To find the value for 135°, I can use a "reference angle." The reference angle is the acute angle formed with the x-axis. For 135°, the reference angle is 180° - 135° = 45°.

Now I need to remember the value of cot 45°. I know that tan 45° is 1 (because in a 45-45-90 triangle, the opposite and adjacent sides are equal). Since cot is 1/tan, then cot 45° is 1/1 = 1.

Finally, I need to figure out the sign. In the second quadrant, where 135° is, the x-coordinates are negative and the y-coordinates are positive. Since cotangent is x/y, it will be negative in the second quadrant.

So, cot 135° = -cot 45° = -1.

Alternative answer

Answer: -1 Explain
This is a question about <trigonometric values of angles, especially in different quadrants>. The solving step is:

First, I need to figure out where the angle 135° is on a circle. If you start from the right (like 0°) and go counter-clockwise, 90° is straight up, and 180° is straight to the left. So, 135° is right in the middle of 90° and 180°. This means it's in the "second quarter" of the circle.

Next, I remember something important: in the second quarter of the circle, the "x-values" (which are like the 'cosine' part) are negative, and the "y-values" (which are like the 'sine' part) are positive.

Now, for cotangent, it's like "x divided by y" (or cosine divided by sine). Since x is negative and y is positive in the second quarter, a negative number divided by a positive number will give a negative answer. So, I know `cot 135°` will be negative.
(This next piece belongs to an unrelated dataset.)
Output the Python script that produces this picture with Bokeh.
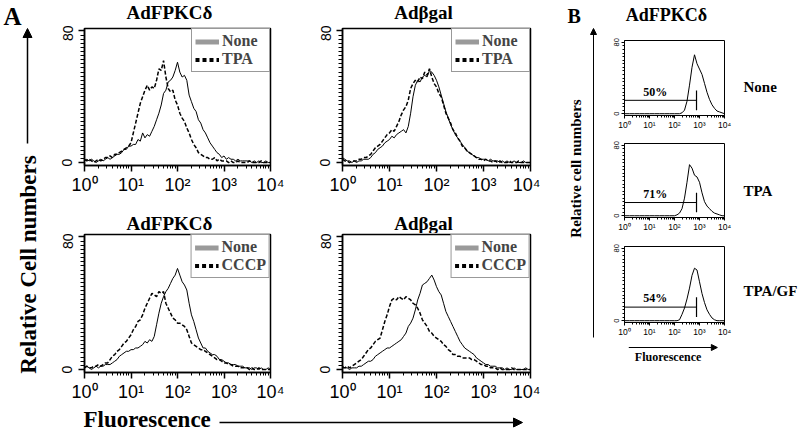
from bokeh.plotting import figure
from bokeh.layouts import row, column
from bokeh.models import Range1d, FixedTicker, Legend, LegendItem, Arrow, NormalHead
from bokeh.core.properties import value
from bokeh.embed import file_html
from bokeh.resources import INLINE

SERIF = "Liberation Serif"
SANS = "Liberation Sans"

# ---------------- data ----------------
DECADES = [1, 10, 100, 1000, 10000]
DECADE_LABELS = ["10⁰", "10¹", "10²", "10³", "10⁴"]

# channel positions (log10 of fluorescence) for panel A histograms
LOG_CH_A = [0.00, 0.05, 0.10, 0.15, 0.20, 0.25, 0.30, 0.35, 0.40, 0.45,
            0.50, 0.55, 0.60, 0.65, 0.70, 0.75, 0.80, 0.85, 0.90, 0.95,
            1.00, 1.05, 1.10, 1.15, 1.20, 1.25, 1.30, 1.35, 1.40, 1.45,
            1.50, 1.55, 1.60, 1.65, 1.70, 1.75, 1.80, 1.85, 1.90, 1.95,
            2.00, 2.05, 2.10, 2.15, 2.20, 2.25, 2.30, 2.35, 2.40, 2.45,
            2.50, 2.55, 2.60, 2.65, 2.70, 2.75, 2.80, 2.85, 2.90, 2.95,
            3.00, 3.05, 3.10, 3.15, 3.20, 3.25, 3.30, 3.35, 3.40, 3.45,
            3.50, 3.55, 3.60, 3.65, 3.70, 3.75, 3.80, 3.85, 3.90, 3.95, 4.00]

A_TL_NONE = [1, 2, 1, 2, 1, 0, 1, 2, 1, 2,
             3, 2, 3, 4, 5, 5, 6, 8, 8, 10,
             10, 11, 11, 14, 13, 18, 15, 17, 16, 19,
             22, 26, 30, 35, 42, 44, 49, 50, 52, 56,
             61, 55, 52, 53, 50, 41, 37, 33, 31, 26,
             24, 20, 18, 15, 12, 10, 8, 6, 5, 3,
             4, 2, 3, 2, 2, 1, 2, 1, 1, 1,
             1, 1, 0, 1, 0, 1, 0, 0, 1, 0, 0]
A_TL_TPA = [2, 1, 2, 1, 0, 1, 2, 1, 2, 3,
            3, 4, 3, 5, 5, 6, 7, 8, 9, 10,
            12, 18, 24, 30, 36, 40, 44, 47, 44, 46,
            45, 50, 57, 56, 62, 52, 45, 43, 44, 38,
            35, 30, 27, 25, 21, 18, 14, 11, 9, 6,
            5, 4, 3, 3, 2, 2, 3, 1, 2, 1,
            1, 1, 0, 1, 0, 0, 1, 0, 0, 0,
            0, 1, 0, 0, 0, 0, 1, 0, 0, 0, 0]
A_TR_NONE = [3, 2, 1, 1, 0, 1, 0, 1, 1, 2,
             2, 2, 3, 5, 6, 8, 9, 10, 12, 13,
             14, 16, 15, 17, 18, 19, 20, 18, 22, 30,
             40, 47, 50, 49, 52, 53, 52, 56, 55, 53,
             50, 46, 41, 36, 31, 27, 23, 20, 17, 15,
             13, 11, 9, 7, 6, 5, 4, 3, 3, 2,
             2, 2, 1, 2, 1, 1, 1, 0, 1, 0,
             1, 0, 0, 1, 0, 0, 0, 1, 0, 0, 0]
A_TR_TPA = [2, 1, 1, 0, 1, 1, 1, 2, 2, 3,
            3, 4, 5, 7, 9, 10, 11, 13, 15, 17,
            18, 20, 19, 22, 25, 29, 32, 34, 38, 45,
            48, 50, 49, 52, 51, 55, 53, 57, 52, 48,
            46, 42, 40, 35, 30, 27, 24, 20, 18, 15,
            13, 10, 9, 7, 6, 5, 4, 3, 2, 2,
            1, 2, 1, 1, 0, 1, 0, 1, 0, 0,
            0, 1, 0, 0, 0, 1, 0, 0, 0, 0, 0]
A_BL_NONE = [1, 2, 1, 0, 1, 2, 1, 2, 2, 3,
             3, 3, 4, 5, 6, 8, 9, 10, 11, 11,
             12, 12, 13, 13, 14, 15, 17, 16, 18, 17,
             20, 27, 34, 40, 44, 47, 49, 52, 55, 57,
             61, 57, 53, 51, 48, 40, 33, 29, 24, 19,
             16, 13, 13, 11, 10, 9, 9, 8, 6, 6,
             5, 4, 4, 3, 3, 3, 2, 2, 2, 1,
             1, 1, 0, 1, 1, 0, 1, 0, 0, 1, 0]
A_BL_CCCP = [1, 2, 1, 1, 2, 2, 3, 2, 3, 4,
             4, 6, 8, 9, 11, 12, 14, 16, 17, 19,
             21, 24, 26, 29, 30, 33, 37, 40, 43, 46,
             45, 44, 47, 46, 47, 40, 37, 34, 31, 30,
             28, 28, 27, 26, 24, 20, 16, 15, 14, 13,
             12, 12, 11, 10, 9, 8, 7, 6, 6, 5,
             4, 4, 3, 3, 2, 2, 2, 1, 1, 1,
             1, 0, 1, 0, 0, 1, 0, 0, 0, 0, 0]
A_BR_NONE = [2, 1, 1, 0, 1, 1, 1, 2, 2, 3,
             4, 5, 5, 6, 8, 9, 10, 11, 12, 13,
             13, 14, 15, 16, 17, 18, 20, 22, 26, 28,
             31, 36, 42, 46, 51, 52, 53, 55, 57, 54,
             50, 47, 45, 40, 35, 32, 29, 26, 23, 20,
             17, 15, 13, 12, 11, 10, 9, 7, 6, 5,
             4, 3, 3, 2, 2, 2, 1, 1, 1, 0,
             1, 0, 0, 1, 0, 0, 0, 0, 1, 0, 0]
A_BR_CCCP = [1, 1, 2, 1, 2, 3, 4, 5, 6, 8,
             10, 12, 13, 15, 17, 18, 19, 24, 29, 33,
             38, 42, 43, 42, 44, 43, 42, 44, 43, 42,
             40, 39, 37, 34, 30, 28, 26, 23, 22, 20,
             19, 18, 17, 15, 14, 12, 11, 9, 9, 8,
             8, 7, 7, 7, 7, 6, 6, 5, 4, 3,
             3, 2, 2, 1, 1, 1, 0, 1, 0, 0,
             0, 0, 1, 0, 0, 0, 0, 0, 0, 0, 0]

# panel B histograms
LOG_CH_B = [0.0, 0.1, 0.2, 0.3, 0.4, 0.5, 0.6, 0.7, 0.8, 0.9,
            1.0, 1.1, 1.2, 1.3, 1.4, 1.5, 1.6, 1.7, 1.8, 1.9,
            2.0, 2.1, 2.2, 2.3, 2.4, 2.5, 2.6, 2.7, 2.8, 2.9,
            3.0, 3.1, 3.2, 3.3, 3.4, 3.5, 3.6, 3.7, 3.8, 3.9, 4.0]
B_NONE = [0, 0, 0, 0, 0, 0, 0, 0, 0, 0,
          0, 0, 0, 0, 0, 0, 0, 0, 0, 0,
          0, 0, 0, 1, 4, 14, 32, 52, 66, 56,
          50, 44, 34, 24, 16, 10, 6, 3, 2, 1, 0]
B_TPA = [0, 0, 0, 0, 0, 0, 0, 0, 0, 0,
         0, 0, 0, 0, 0, 0, 0, 0, 0, 0,
         0, 1, 3, 8, 20, 38, 58, 54, 46, 44,
         38, 26, 16, 11, 8, 5, 3, 2, 1, 0, 0]
B_TPAGF = [0, 0, 0, 0, 0, 0, 0, 0, 0, 0,
           0, 0, 0, 0, 0, 0, 0, 0, 0, 0,
           0, 0, 1, 7, 14, 24, 36, 50, 58, 56,
           43, 30, 20, 12, 7, 3, 1, 0, 0, 0, 0]
B_CONDITIONS = ["None", "TPA", "TPA/GF"]
B_PERCENTS = ["50%", "71%", "54%"]
GATE_X = 760        # marker position (fluorescence)
GATE_Y = 15         # marker height
GATE_Y_LO, GATE_Y_HI = 4, 26
PCT_X, PCT_Y = 17, 17

# ---------------- helpers ----------------
MINOR_X = [m * d for d in DECADES[:-1] for m in range(2, 10)]


def strip(w, h):
    f = figure(width=w, height=h, x_range=Range1d(0, w), y_range=Range1d(h, 0),
               x_axis_location=None, y_axis_location=None, output_backend="svg",
               toolbar_location=None, min_border=0)
    f.grid.visible = False
    f.outline_line_color = None
    f.background_fill_color = "white"
    f.border_fill_color = "white"
    return f


def txt(f, x, y, s, size, angle=0.0, align="left", font=SERIF, style="bold"):
    f.text(x=[x], y=[y], text=[s], text_font=value(font), text_font_style=style,
           text_font_size=size, text_align=align, text_baseline="middle",
           angle=angle, text_color="black")


def arrow(f, x0, y0, x1, y1, size=9, lw=1.5):
    f.add_layout(Arrow(end=NormalHead(size=size, fill_color="black", line_color="black"),
                       x_start=x0, y_start=y0, x_end=x1, y_end=y1,
                       line_color="black", line_width=lw))


def style_axes(p, big=True):
    p.grid.visible = False
    p.outline_line_color = "black"
    p.outline_line_width = 1.5 if big else 1
    p.background_fill_color = "white"
    p.border_fill_color = "white"
    xa, ya = p.xaxis[0], p.yaxis[0]
    xa.ticker = FixedTicker(ticks=DECADES, minor_ticks=MINOR_X)
    xa.major_label_overrides = dict(zip(DECADES, DECADE_LABELS))
    if big:
        ya.ticker = FixedTicker(ticks=[0, 80], minor_ticks=[i * 2.5 for i in range(33)])
    else:
        ya.ticker = FixedTicker(ticks=[0, 80], minor_ticks=[i * 4 for i in range(21)])
    ya.major_label_orientation = "vertical"
    for a in (xa, ya):
        a.axis_line_color = "black"
        a.axis_line_width = 1.5 if big else 1
        a.major_tick_line_color = "black"
        a.minor_tick_line_color = "black"
        a.major_tick_line_width = 1.5 if big else 1
        a.minor_tick_line_width = 1
        a.major_tick_in = 0
        a.minor_tick_in = 0
        a.major_label_text_font = SANS
        a.major_label_text_color = "black"
    if big:
        xa.major_tick_out, xa.minor_tick_out = 6, 3
        ya.major_tick_out, ya.minor_tick_out = 6, 4
        xa.major_label_text_font_size = "18px"
        ya.major_label_text_font_size = "14px"
        xa.major_label_standoff = 3
        ya.major_label_standoff = 6
    else:
        xa.major_tick_out, xa.minor_tick_out = 3, 2
        ya.major_tick_out, ya.minor_tick_out = 3, 2
        xa.major_label_text_font_size = "8.5px"
        ya.major_label_text_font_size = "7.5px"
        xa.major_label_standoff = 1
        ya.major_label_standoff = 2


def panel_a(w, h, bl, br, bt, bb, none_vals, treat_vals, treat_label):
    p = figure(width=w, height=h, x_axis_type="log", x_range=Range1d(1, 10000),
               y_range=Range1d(-1.8, 81.5), output_backend="svg", toolbar_location=None,
               min_border_left=bl, min_border_right=br, min_border_top=bt,
               min_border_bottom=bb)
    style_axes(p, big=True)
    xs = [10 ** v for v in LOG_CH_A]
    p.line(xs, none_vals, line_color="black", line_width=1)
    p.line(xs, treat_vals, line_color="black", line_width=1.5, line_dash="4 2")
    # legend keys (hidden copies of the series, styled as in the printed key)
    kn = p.line(xs, none_vals, line_color="#9a9a9a", line_width=5, visible=False)
    kt = p.line(xs, treat_vals, line_color="black", line_width=4, line_dash="4 3",
                visible=False)
    leg = Legend(items=[LegendItem(label="None", renderers=[kn]),
                        LegendItem(label=treat_label, renderers=[kt])],
                 location="top_right")
    leg.margin = 0
    leg.padding = 3
    leg.spacing = 0
    leg.label_text_font = SERIF
    leg.label_text_font_style = "bold"
    leg.label_text_font_size = "16px"
    leg.glyph_width = 24
    leg.glyph_height = 17
    leg.label_height = 17
    leg.label_width = 44
    leg.label_standoff = 3
    leg.border_line_color = "#333333"
    leg.border_line_width = 1
    leg.background_fill_color = "white"
    leg.background_fill_alpha = 1
    p.add_layout(leg)
    return p


def panel_b(h, bt, bb, vals, pct):
    p = figure(width=140, height=h, x_axis_type="log", x_range=Range1d(1, 10000),
               y_range=Range1d(-2, 82), output_backend="svg", toolbar_location=None,
               min_border_left=24, min_border_right=16, min_border_top=bt,
               min_border_bottom=bb)
    style_axes(p, big=False)
    xs = [10 ** v for v in LOG_CH_B]
    p.line(xs, vals, line_color="black", line_width=1)
    p.line([1, GATE_X], [GATE_Y, GATE_Y], line_color="black", line_width=1)
    p.line([GATE_X, GATE_X], [GATE_Y_LO, GATE_Y_HI], line_color="black", line_width=1.2)
    p.text(x=[PCT_X], y=[PCT_Y], text=[pct], text_font=value(SERIF), text_font_style="bold",
           text_font_size="12px", text_align="center", text_baseline="bottom",
           text_color="black")
    return p


# ---------------- panel A ----------------
TL = panel_a(258, 180, 30, 42, 3, 40, A_TL_NONE, A_TL_TPA, "TPA")
TR = panel_a(228, 180, 30, 10, 3, 40, A_TR_NONE, A_TR_TPA, "TPA")
BL = panel_a(258, 171, 30, 42, 1, 30, A_BL_NONE, A_BL_CCCP, "CCCP")
BR = panel_a(228, 171, 30, 10, 1, 30, A_BR_NONE, A_BR_CCCP, "CCCP")

headerTop = strip(486, 25)
txt(headerTop, 115, 12, "AdFPKCδ", "19px", align="center")
txt(headerTop, 369, 12, "Adβgal", "19px", align="center")

headerMid = strip(486, 28)
txt(headerMid, 115, 17.5, "AdFPKCδ", "19px", align="center")
txt(headerMid, 369, 17.5, "Adβgal", "19px", align="center")

leftA = strip(54, 404)
txt(leftA, 3, 15.5, "A", "25px")
arrow(leftA, 27, 143, 27, 28, size=9, lw=1.5)
txt(leftA, 28, 264, "Relative Cell numbers", "23px", angle=1.5707963, align="center")

fluorA = strip(540, 28)
txt(fluorA, 83, 15, "Fluorescence", "23px")
arrow(fluorA, 219, 18, 522, 18, size=9, lw=1.5)

colA = column(row(leftA, column(headerTop, row(TL, TR), headerMid, row(BL, BR))), fluorA)

# ---------------- panel B ----------------
p1 = panel_b(106, 14, 17, B_NONE, B_PERCENTS[0])
p2 = panel_b(103, 11, 18, B_TPA, B_PERCENTS[1])
p3 = panel_b(104, 11, 17, B_TPAGF, B_PERCENTS[2])

fluorB = strip(140, 31)
arrow(fluorB, 6, 8, 130, 8, size=6, lw=1)
txt(fluorB, 61, 17, "Fluorescence", "12px", align="center")

headerB = strip(260, 26)
txt(headerB, 27, 15, "B", "20px")
txt(headerB, 126, 14.5, "AdFPKCδ", "18px", align="center")

leftB = strip(60, 344)
arrow(leftB, 53, 311, 53, 2, size=6, lw=1)
txt(leftB, 35, 142, "Relative cell numbers", "15px", angle=1.5707963, align="center")

rightB = strip(60, 344)
for cond, yy in zip(B_CONDITIONS, [60, 164, 264]):
    txt(rightB, 3, yy, cond, "15px")

colB = column(headerB, row(leftB, column(p1, p2, p3, fluorB), rightB))

layout = row(colA, colB)

open("out.html", "w").write(file_html(layout, INLINE))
To find the actual number, I can look at the "reference angle." The reference angle is how far 135° is from the nearest 180° line. So, 180° - 135° = 45°.

I know from my special triangles that for a 45° angle, the opposite side and the adjacent side are the same length (let's say 1 unit each).
`tan 45°` is opposite over adjacent, which is 1/1 = 1.
`cot 45°` is adjacent over opposite, which is also 1/1 = 1.

Since `cot 135°` is negative and has the same "number part" as `cot 45°`, then `cot 135°` must be -1.